The share of high-voltage isolated gate drivers (≥1,200 V) is expected to rise from approximately 20% of unit volumes in 2026 to 40–45% by 2035, as SiC and GaN displace IGBTs in new designs. Non-isolated drivers for low-voltage applications will grow more slowly, constrained by their mature markets and substitution by integrated module solutions. Price erosion in commodity segments is projected at 3–5% annually due to competition from Asian manufacturers, while premium segments (automotive, high-reliability) will see stable or slightly increasing average selling prices due to added functionality. The net effect is a value market growing at a slightly lower rate (7–9% CAGR) than unit volume, as mix shifts toward higher-value products.
Market Opportunities
Significant opportunities exist in the European Union for gate driver IC suppliers that can address the emerging needs of wide-bandgap semiconductors. The rapid adoption of SiC in electric vehicle traction inverters and on-board chargers creates demand for specialized drivers with faster rise times (sub-10 ns), negative gate voltage capability, and enhanced common-mode transient immunity (>100 kV/µs). Suppliers that invest in AEC-Q100-qualified SiC-specific driver families will capture a growing share of a market that could triple in unit volume by 2030. Similarly, GaN drivers for 48 V to 400 V applications in data centers, telecom, and consumer fast chargers represent an underpenetrated niche where early movers can establish design-win pipelines.
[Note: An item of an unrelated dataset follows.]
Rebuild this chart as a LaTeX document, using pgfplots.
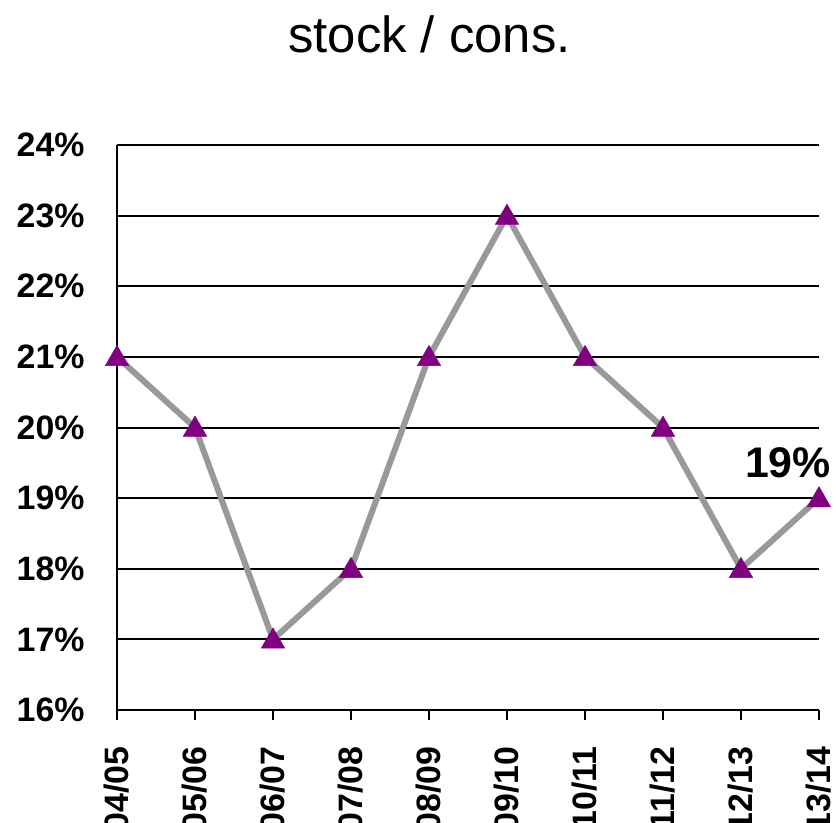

Another opportunity lies in offering integrated gate driver + power stage modules (e.g., driver plus SiC MOSFET in the same package), which simplify thermal design and reduce system size for compact inverters. European OEMs increasingly prefer this integrated approach to shorten time-to-market and reduce qualification effort. Additionally, the aftermarket and repair segment—supporting the installed base of industrial drives, UPS systems, and wind turbine converters—is a stable revenue stream. Companies that provide long-life cycle support, obsolescence management, and pin-to-pin replacement drivers for discontinued legacy parts can differentiate themselves in a market where continuity of supply is prized.